Guy Hands, chief executive of buyout firm Terra Firma, has reportedly warned his peers and rivals they must win over the mob by better explaining themselves, if they are to improve their public image.

Guy Hands, the head of Terra Firma, said private equity has a fight on its hands and it needed to explain its case better.

Speaking at a conference in Frankfurt, he said “We’ve won the intellectual argument, but when the mob speaks, emotion wins, not intellect. It’s not a fair attack on private equity, but an emotional one, and we’re just not used to dealing with it.”

Hands supported David Bonderman’s contention that the industry’s record compared favourably with that of large corporates and wealthy individuals, according to a report in Financial News, a UK trade paper.

He said: “Why is private equity being singled out, but Richard Branson or Philip Green, who have made enormous amounts of money for themselves despite the occasional failure, escaped censure, and instead been knighted? It is because the public can understand who these people are.”

Using the example of the buyout of UK utility Thames Water, which Hands failed to win at auction, he questioned whether German utility RWE, the previous owner, had left the business in good health. It was fined by the regulator for failing to invest in the repair and maintenance of pipes in London, and is understood to have sold the business without paying that fine.

“RWE’s development of the business was not a job private equity would have been proud of,” he said.

He said the buyout industry needed to improve its relations with the public because of the growth in its importance.

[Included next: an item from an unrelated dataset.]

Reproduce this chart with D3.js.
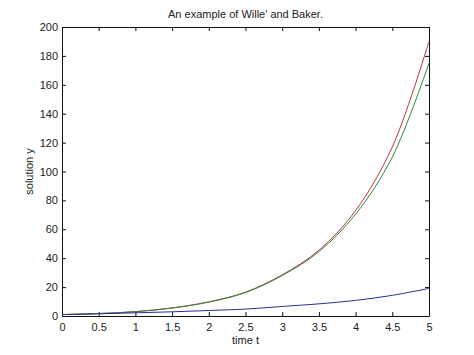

Hands said: “Ten firms control investments worth $1trillion (€756bn). These firms have moved from being entrepreneurs to scapegoats – the unacceptable face of capitalism.

“The role of private equity is comparable to that of the large conglomerates of the 1980s. So we should expect to face the same level of reporting and public attention they faced. The problem is, this is not what private equity firms signed up to.”  

“The problem of being so big is that firms are now affected by economic cycles. It’s hard to justify the fees as an alternatives manager unless you deliver sufficient returns. If firms aren’t careful, they will be replaced by derivatives and the investment banks.”